Experts still encourage birders to submit the species they hear to eBird, as long as they can make a confident identification. This means also seeing the bird if possible, especially for easy-to-mix-up species. Curtis and Weber also urge anyone who submits Merlin-based observations to upload sound recordings from the app along with their eBird checklists. Those files not only give reviewers further evidence to check, but also train Merlin’s algorithm to make more accurate identifications in the future. If submitting a longer recording, users should include a timestamp in the notes to specify when the vocalization in question happens, says Carney. eBird also provides a set of guidelines for using Merlin. Thiele gave his own set of similar tips in a post last year.

The Merlin and eBird teams are also making changes within the app, designed to improve how the two platforms interact. Merlin now reminds users to turn on their phone’s location services to narrow down possible identifications to birds that occur in that area. The team has also created resources to help make it easier to upload Merlin recordings to eBird.

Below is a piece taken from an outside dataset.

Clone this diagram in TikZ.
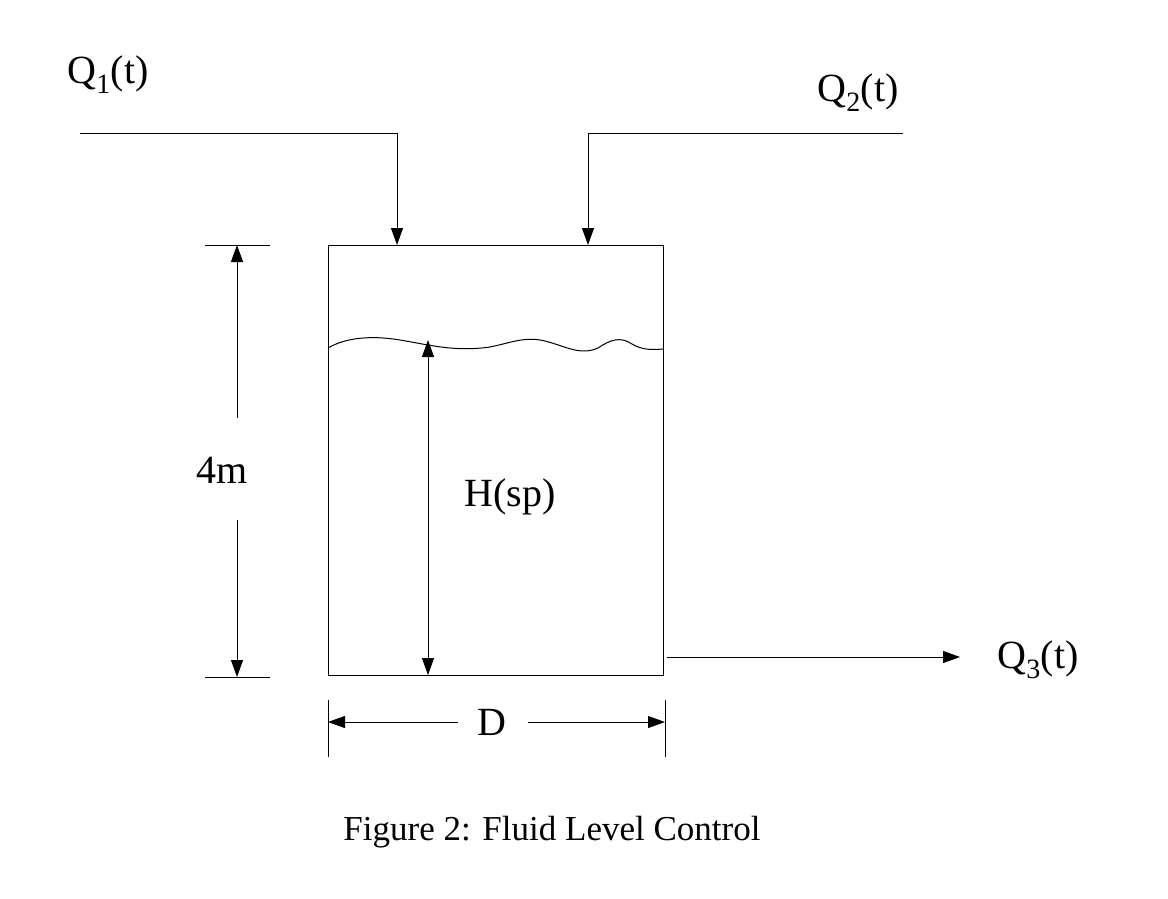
\documentclass[tikz,border=0pt]{standalone}
\usepackage{fontspec}
\setmainfont{Liberation Serif}
\usetikzlibrary{arrows.meta}
\begin{document}
\begin{tikzpicture}[x=1pt,y=-1pt,line width=1pt,
  tip/.tip={Triangle[length=17pt,width=12pt]},
  arr/.style={-tip},
  lbl/.style={font=\fontsize{40}{44}\selectfont,inner sep=0pt}]
\useasboundingbox (0,0) rectangle (1168,898);
\node[lbl] (q1) at (108,75) {Q\textsubscript{1}(t)};
\node[lbl] (q2) at (858,93) {Q\textsubscript{2}(t)};
\node[lbl] (q3) at (1038,660) {Q\textsubscript{3}(t)};
\node[lbl] (h) at (510,497) {H(sp)};
\node[lbl] (m) at (222,470) {4m};
\node[lbl] (d) at (492,722) {D};
\node[font=\fontsize{35}{40}\selectfont,inner sep=0pt] (cap) at (552,832) {Figure 2: Fluid Level Control};
\draw (328,245) rectangle (663,675);
\coordinate (a1) at (80,133); \coordinate (a2) at (397,245);
\draw[arr] (a1) -| (a2);
\coordinate (b1) at (903,133); \coordinate (b2) at (588,245);
\draw[arr] (b1) -| (b2);
\coordinate (c1) at (667,657); \coordinate (c2) at (960,657);
\draw[arr] (c1) -- (c2);
\draw (328,348) .. controls (345,338) and (370,335) .. (400,340)
  .. controls (430,345) and (455,352) .. (490,347)
  .. controls (510,343) and (525,336) .. (545,341)
  .. controls (565,346) and (580,356) .. (598,348)
  .. controls (610,340) and (620,336) .. (632,344)
  .. controls (642,350) and (652,350) .. (663,349);
\coordinate (h1) at (428,340); \coordinate (h2) at (428,675);
\draw[tip-tip] (h1) -- (h2);
\draw (205,245) -- (270,245); \draw (205,677) -- (270,677);
\coordinate (v1) at (237,245); \coordinate (v2) at (237,677);
\draw[tip-] (v1) -- (237,418);
\draw[-tip] (237,520) -- (v2);
\draw (328,700) -- (328,757); \draw (665,700) -- (665,757);
\draw[tip-] (328,722) -- (458,722);
\draw[-tip] (528,722) -- (665,722);
\end{tikzpicture}
\end{document}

Navigating these issues will be an ongoing learning experience as Merlin Sound ID evolves, Curtis notes. “It’s funny,” she says, “you think about a paper field guide, the way most people learned how to bird up until recently—there’s no pop-up messaging. There’s no banner there to tell you that should exercise caution.” Technology is pushing birding in exciting new directions, but it’s not quite a substitute for learning to identify birds the old-fashioned way: by spending time in the field and learning from other birders.